### WHAT TO PRODUCE
Up to and including the line with "Y0_PX, PX_PER_UNIT = 1224, 6.53", write out the listing from its first line, minus the pictures.

[start of INFORMATION SHOWN]

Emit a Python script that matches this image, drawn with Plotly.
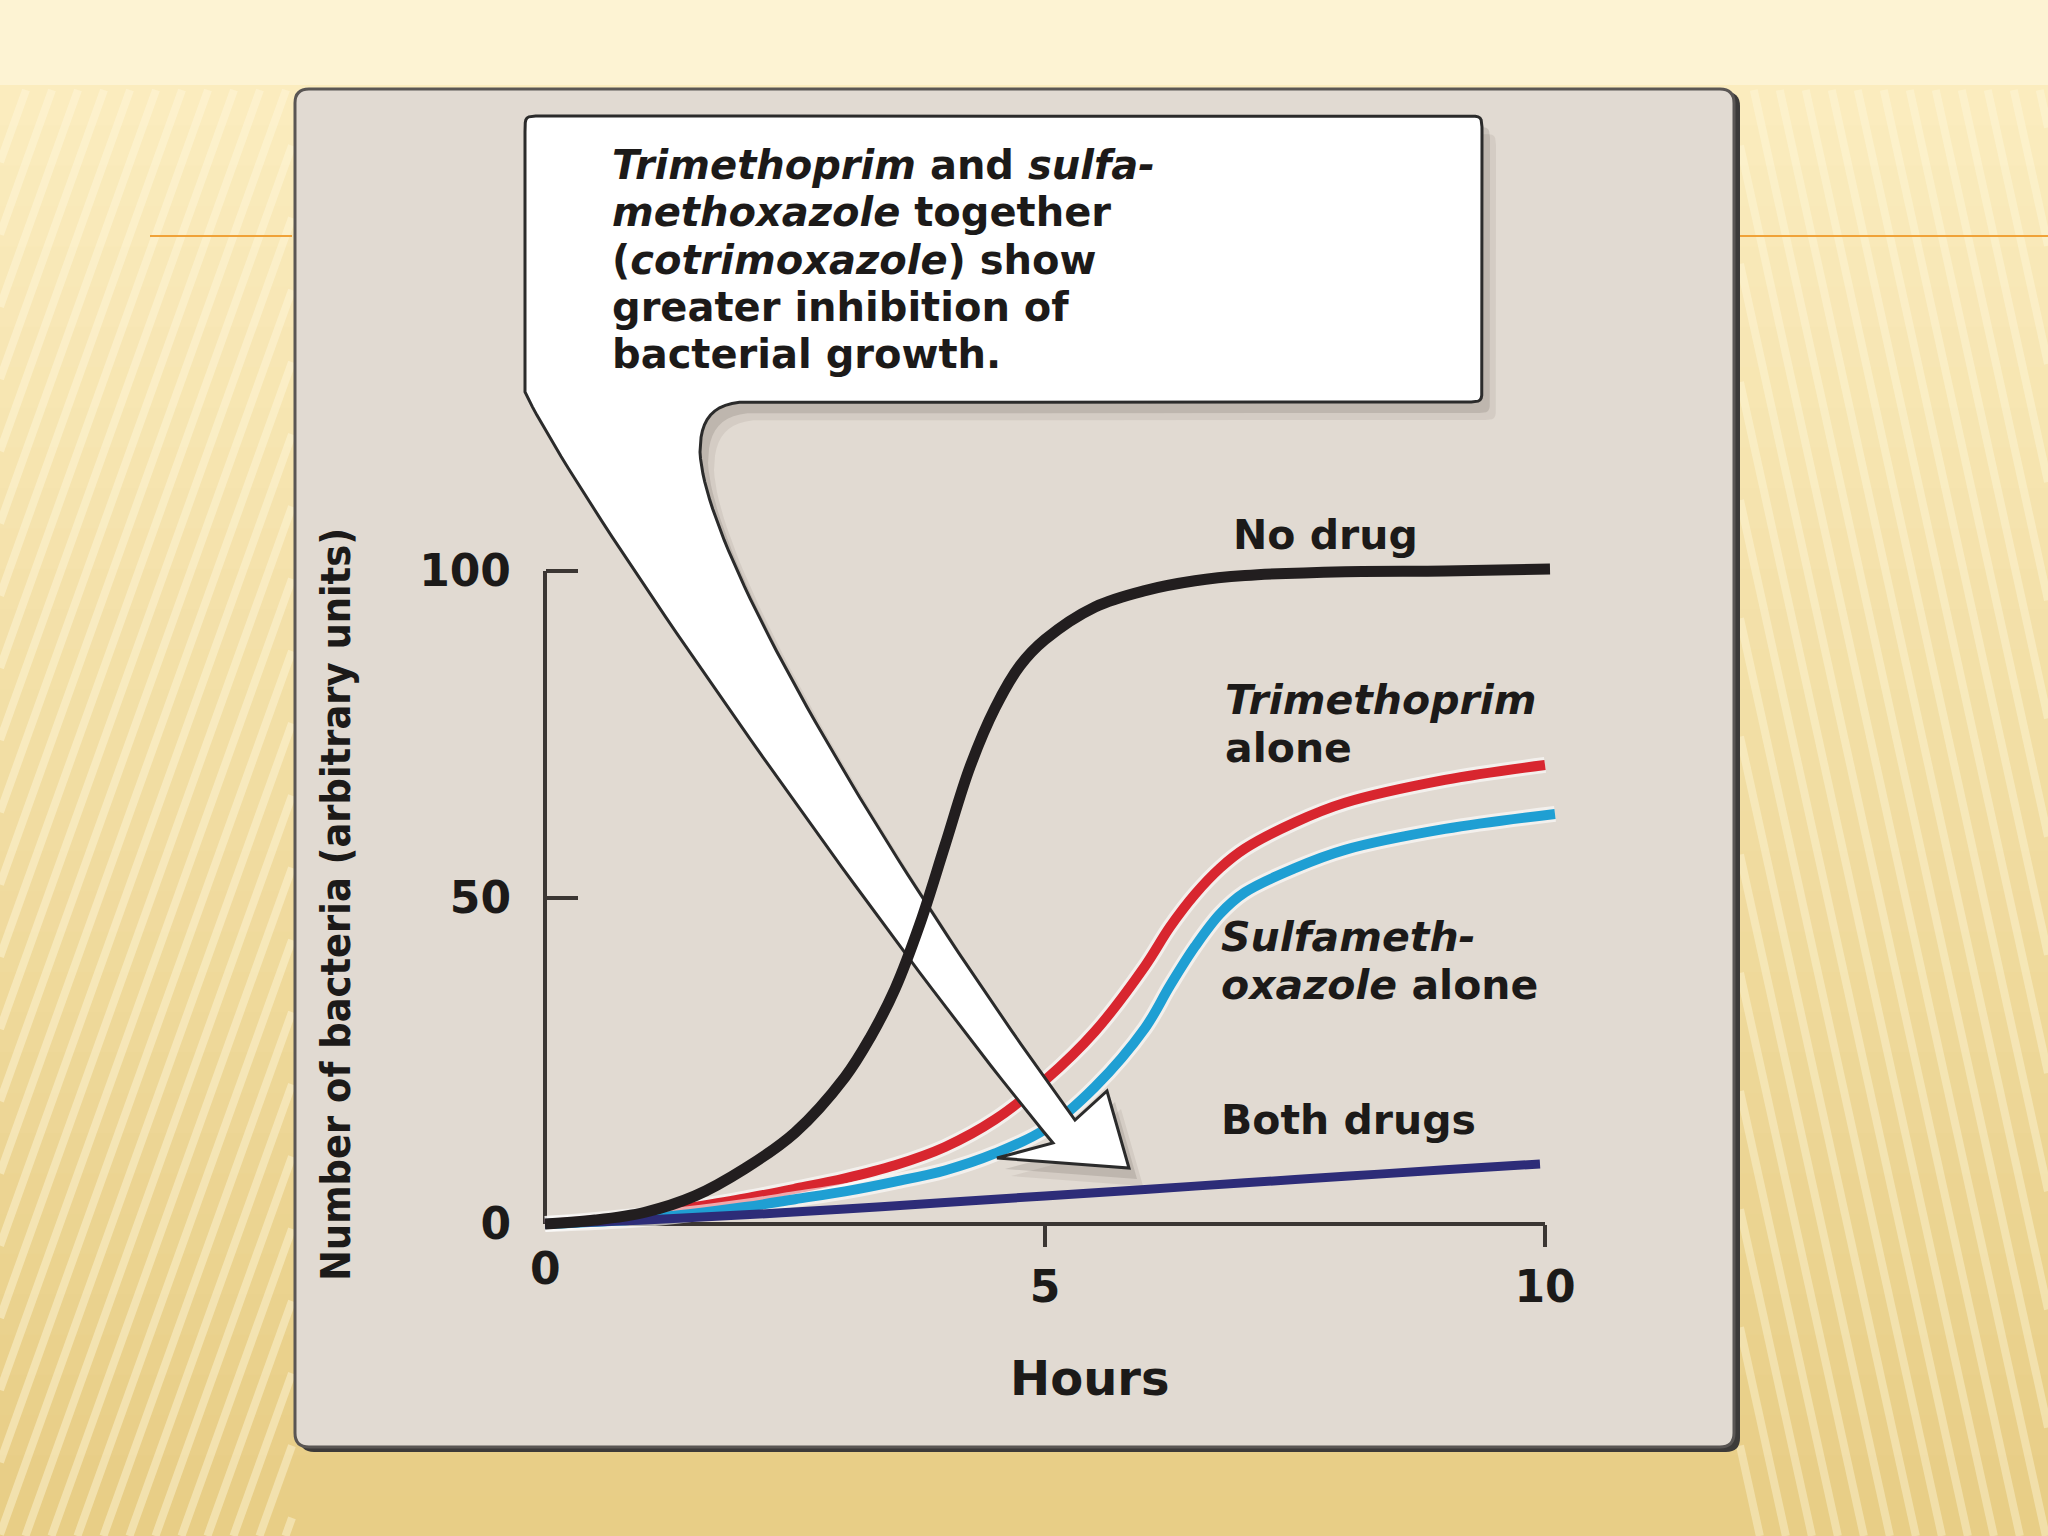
import plotly.graph_objects as go

# Canvas and pixel <-> data mapping of the figure panel
W, H = 2048, 1536
X0_PX, PX_PER_HOUR = 545, 100.0
Y0_PX, PX_PER_UNIT = 1224, 6.53

# Growth curves (hours, bacteria in arbitrary units)
hours_no_drug = [0, 0.5, 1, 1.5, 2, 2.5, 3, 3.25, 3.5, 3.75, 4, 4.25, 4.5, 4.75, 5, 5.5, 6, 6.5, 7, 8, 9, 10.05]
no_drug = [0, 0.6, 1.8, 4.3, 8.5, 14, 22.5, 28.5, 36, 46, 58, 70, 79, 85.5, 89.5, 94.5, 97, 98.5, 99.3, 99.9, 100, 100.3]

hours_trimethoprim = [0, 1, 1.5, 2, 2.5, 3, 3.5, 4, 4.5, 5, 5.5, 6, 6.25, 6.5, 6.75, 7, 7.5, 8, 9, 10.0]
trimethoprim = [0, 1.4, 2.6, 3.9, 5.4, 7.0, 9.0, 11.8, 16, 22, 29.5, 39.5, 45.5, 50.5, 54.5, 57.5, 61.5, 64.5, 68, 70.3]

hours_sulfa = [0, 1, 2, 2.5, 3, 3.5, 4, 4.5, 5, 5.5, 6, 6.25, 6.5, 6.75, 7, 7.5, 8, 9, 10.1]
sulfamethoxazole = [0, 0.8, 2.6, 3.8, 5.0, 6.5, 8.2, 10.8, 14.5, 21, 30, 36.5, 42.5, 47.5, 50.8, 54.5, 57.3, 60.5, 62.8]

hours_both = [0, 1, 2, 3, 4, 5, 6, 7, 8, 9, 9.95]
both_drugs = [0, 0.6, 1.4, 2.3, 3.3, 4.3, 5.3, 6.3, 7.3, 8.3, 9.2]

x_ticks = [5, 10]
y_ticks = [0, 50, 100]
y_tick_text = ["0", "50", "100"]

callout_lines = [
    "<i>Trimethoprim</i> and <i>sulfa-</i>",
    "<i>methoxazole</i> together",
    "(<i>cotrimoxazole</i>) show",
    "greater inhibition of",
    "bacterial growth.",
]
curve_labels = ["No drug", "<i>Trimethoprim</i>", "alone", "<i>Sulfameth-</i>", "<i>oxazole</i> alone", "Both drugs"]

FONT = "DejaVu Sans"
TEXT = "#1c1a19"
AXIS = "#3b3633"


def data_x(px):
    return (px - X0_PX) / PX_PER_HOUR


def data_y(py):
    return (Y0_PX - py) / PX_PER_UNIT


def px(x):
    return x / W


def py(y):
    return 1 - y / H


def bez(p0, p1, p2, p3, n=40):
    pts = []
    for i in range(n + 1):
        t = i / n
        a, b, c, d = (1 - t) ** 3, 3 * (1 - t) ** 2 * t, 3 * (1 - t) * t ** 2, t ** 3
        pts.append((a * p0[0] + b * p1[0] + c * p2[0] + d * p3[0],
                    a * p0[1] + b * p1[1] + c * p2[1] + d * p3[1]))
    return pts


def rounded_rect(x0, y0, x1, y1, r):
    p = lambda x, y: f"{px(x):.5f},{py(y):.5f}"
    return (f"M{p(x0 + r, y0)} L{p(x1 - r, y0)} Q{p(x1, y0)} {p(x1, y0 + r)} "
            f"L{p(x1, y1 - r)} Q{p(x1, y1)} {p(x1 - r, y1)} L{p(x0 + r, y1)} "
            f"Q{p(x0, y1)} {p(x0, y1 - r)} L{p(x0, y0 + r)} Q{p(x0, y0)} {p(x0 + r, y0)} Z")


def stripe_shapes(x_min, x_max, y_top, y_bot, k, spacing, direction, color, width):
    out = []
    span = (y_bot - y_top) * k
    c = x_min - span - spacing
    while c < x_max + span + spacing:
        t_a = (x_min - c) / (direction * span)
        t_b = (x_max - c) / (direction * span)
        lo, hi = max(0.0, min(t_a, t_b)), min(1.0, max(t_a, t_b))
        if hi > lo:
            xa, xb = c + direction * span * lo, c + direction * span * hi
            ya, yb = y_bot - (y_bot - y_top) * lo, y_bot - (y_bot - y_top) * hi
            out.append(dict(type="line", xref="paper", yref="paper",
                            x0=px(xa), y0=py(ya), x1=px(xb), y1=py(yb),
                            line=dict(color=color, width=width), layer="below"))
        c += spacing
    return out


shapes = []
# slide background
shapes.append(dict(type="rect", xref="paper", yref="paper", x0=0, x1=1, y0=0, y1=1,
                   fillcolor="#fdf3d3", line=dict(width=0), layer="below"))
n_bands = 36
top_c, bot_c = (251, 236, 190), (232, 206, 134)
for i in range(n_bands):
    f = i / (n_bands - 1)
    col = tuple(int(top_c[j] + (bot_c[j] - top_c[j]) * f) for j in range(3))
    y_a = 85 + (H - 85) * i / n_bands
    y_b = 85 + (H - 85) * (i + 1) / n_bands
    shapes.append(dict(type="rect", xref="paper", yref="paper", x0=0, x1=1,
                       y0=py(y_b) - 0.001, y1=py(y_a), fillcolor="rgb(%d,%d,%d)" % col,
                       line=dict(width=0), layer="below"))
shapes += stripe_shapes(0, 292, 90, H, 0.36, 26, 1, "rgba(255,249,222,0.45)", 8)
shapes += stripe_shapes(1740, W, 90, H, 0.22, 26, -1, "rgba(255,249,222,0.40)", 8)
# orange rule
for xa, xb in [(150, 292), (1738, W)]:
    shapes.append(dict(type="line", xref="paper", yref="paper", x0=px(xa), x1=px(xb),
                       y0=py(236), y1=py(236), line=dict(color="#f0a238", width=2), layer="below"))
# figure panel
shapes.append(dict(type="path", xref="paper", yref="paper", path=rounded_rect(300, 92, 1740, 1452, 14),
                   fillcolor="#3c3a39", line=dict(width=0), layer="below"))
shapes.append(dict(type="path", xref="paper", yref="paper", path=rounded_rect(295, 89, 1734, 1447, 14),
                   fillcolor="#e1dad2", line=dict(color="#5a5654", width=3), layer="below"))
# axis lines on the data scale
shapes.append(dict(type="line", xref="x", yref="y", x0=0, x1=0, y0=0, y1=100,
                   line=dict(color=AXIS, width=4), layer="below"))
shapes.append(dict(type="line", xref="x", yref="y", x0=0, x1=10, y0=0, y1=0,
                   line=dict(color=AXIS, width=4), layer="below"))

# callout balloon with its curved pointer (pixel outline)
outline = []
outline += bez((525, 132), (525, 116), (525, 116), (541, 116), 8)
outline += [(1466, 116)]
outline += bez((1466, 116), (1482, 116), (1482, 116), (1482, 132), 8)
outline += [(1482, 386)]
outline += bez((1482, 386), (1482, 402), (1482, 402), (1466, 402), 8)
outline += [(748, 402)]
outline += bez((748, 402), (712, 402), (700, 420), (700, 452), 12)
outline += bez((700, 452), (705, 560), (900, 880), (1075, 1120), 50)
outline += [(1107, 1091), (1129, 1168), (997, 1158), (1053, 1143)]
outline += bez((1053, 1143), (900, 960), (575, 500), (525, 392), 50)
outline += [(525, 132)]
call_x = [data_x(p[0]) for p in outline]
call_y = [data_y(p[1]) for p in outline]

fig = go.Figure()
spline = dict(shape="spline", smoothing=1.0)

# red / blue / navy sit under the pointer, black passes over it
fig.add_trace(go.Scatter(x=hours_trimethoprim, y=trimethoprim, mode="lines", zorder=0,
                         line=dict(color="rgba(255,255,255,0.6)", width=16, **spline),
                         hoverinfo="skip", showlegend=False))
fig.add_trace(go.Scatter(x=hours_trimethoprim, y=trimethoprim, mode="lines", name="Trimethoprim alone", zorder=0,
                         line=dict(color="#d8262f", width=10, **spline)))
fig.add_trace(go.Scatter(x=hours_sulfa, y=sulfamethoxazole, mode="lines", zorder=0,
                         line=dict(color="rgba(255,255,255,0.6)", width=16, **spline),
                         hoverinfo="skip", showlegend=False))
fig.add_trace(go.Scatter(x=hours_sulfa, y=sulfamethoxazole, mode="lines", name="Sulfamethoxazole alone", zorder=0,
                         line=dict(color="#1f9fd3", width=10, **spline)))
fig.add_trace(go.Scatter(x=hours_both, y=both_drugs, mode="lines", name="Both drugs", zorder=0,
                         line=dict(color="#2d2c78", width=9, **spline)))

for dx, dy, alpha in [(14, 18, 0.08), (8, 11, 0.14)]:
    fig.add_trace(go.Scatter(x=[v + dx / PX_PER_HOUR for v in call_x], y=[v - dy / PX_PER_UNIT for v in call_y],
                             mode="lines", fill="toself", fillcolor=f"rgba(60,50,40,{alpha})",
                             line=dict(width=0), hoverinfo="skip", showlegend=False, zorder=1))
fig.add_trace(go.Scatter(x=call_x, y=call_y, mode="lines", fill="toself", fillcolor="#ffffff",
                         line=dict(color="#2b2b2b", width=3), hoverinfo="skip", showlegend=False, zorder=2))

fig.add_trace(go.Scatter(x=hours_no_drug, y=no_drug, mode="lines", name="No drug", zorder=3,
                         line=dict(color="#221e1f", width=11, **spline)))

annotations = []
for i, line in enumerate(callout_lines):
    annotations.append(dict(xref="paper", yref="paper", x=px(610), y=py(165 + 47.3 * i),
                            xanchor="left", yanchor="middle", showarrow=False, text=line,
                            font=dict(family=FONT, size=40, color=TEXT, weight="bold")))
label_pos = [(1231, 535), (1223, 700), (1223, 748), (1219, 937), (1219, 985), (1219, 1120)]
for text, (lx, ly) in zip(curve_labels, label_pos):
    annotations.append(dict(xref="paper", yref="paper", x=px(lx), y=py(ly),
                            xanchor="left", yanchor="middle", showarrow=False, text=text,
                            font=dict(family=FONT, size=41, color=TEXT, weight="bold")))
annotations.append(dict(xref="paper", yref="paper", x=px(1090), y=py(1378), xanchor="center", yanchor="middle",
                        showarrow=False, text="Hours",
                        font=dict(family=FONT, size=48, color=TEXT, weight="bold")))
annotations.append(dict(xref="paper", yref="paper", x=px(336), y=py(905), xanchor="center", yanchor="middle",
                        showarrow=False, text="Number of bacteria (arbitrary units)", textangle=-90,
                        font=dict(family="DejaVu Sans Condensed, DejaVu Sans", size=41, color=TEXT,
                                  weight="bold")))
annotations.append(dict(xref="x", yref="paper", x=0, y=py(1268), xanchor="center", yanchor="middle",
                        showarrow=False, text="0",
                        font=dict(family=FONT, size=44, color=TEXT, weight="bold")))

fig.update_layout(
    width=W, height=H,
    margin=dict(l=0, r=0, t=0, b=0, pad=0),
    paper_bgcolor="#fdf3d3", plot_bgcolor="rgba(0,0,0,0)",
    showlegend=False, hovermode=False,
    shapes=shapes, annotations=annotations,
    xaxis=dict(domain=[0, 1], range=[data_x(0), data_x(W)], anchor="free", position=py(Y0_PX),
               showgrid=False, zeroline=False, showline=False, automargin=False,
               tickmode="array", tickvals=x_ticks, ticks="outside", ticklen=22, tickwidth=4,
               tickcolor=AXIS, ticklabelstandoff=2,
               tickfont=dict(family=FONT, size=44, color=TEXT, weight="bold")),
    yaxis=dict(domain=[0, 1], range=[data_y(H), data_y(0)], anchor="free", position=px(X0_PX),
               showgrid=False, zeroline=False, showline=False, automargin=False,
               tickmode="array", tickvals=y_ticks, ticktext=y_tick_text, ticks="inside", ticklen=32,
               tickwidth=4, tickcolor=AXIS, ticklabelstandoff=34,
               tickfont=dict(family=FONT, size=44, color=TEXT, weight="bold")),
)

fig.write_html("out.html", config={"displayModeBar": False},
               post_script="document.body.style.margin='0px';document.body.style.overflow='hidden';")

[end of INFORMATION SHOWN]

### SOLUTION TO THE EXERCISE
Emit a Python script that matches this image, drawn with Plotly.
import plotly.graph_objects as go

# Canvas and pixel <-> data mapping of the figure panel
W, H = 2048, 1536
X0_PX, PX_PER_HOUR = 545, 100.0
Y0_PX, PX_PER_UNIT = 1224, 6.53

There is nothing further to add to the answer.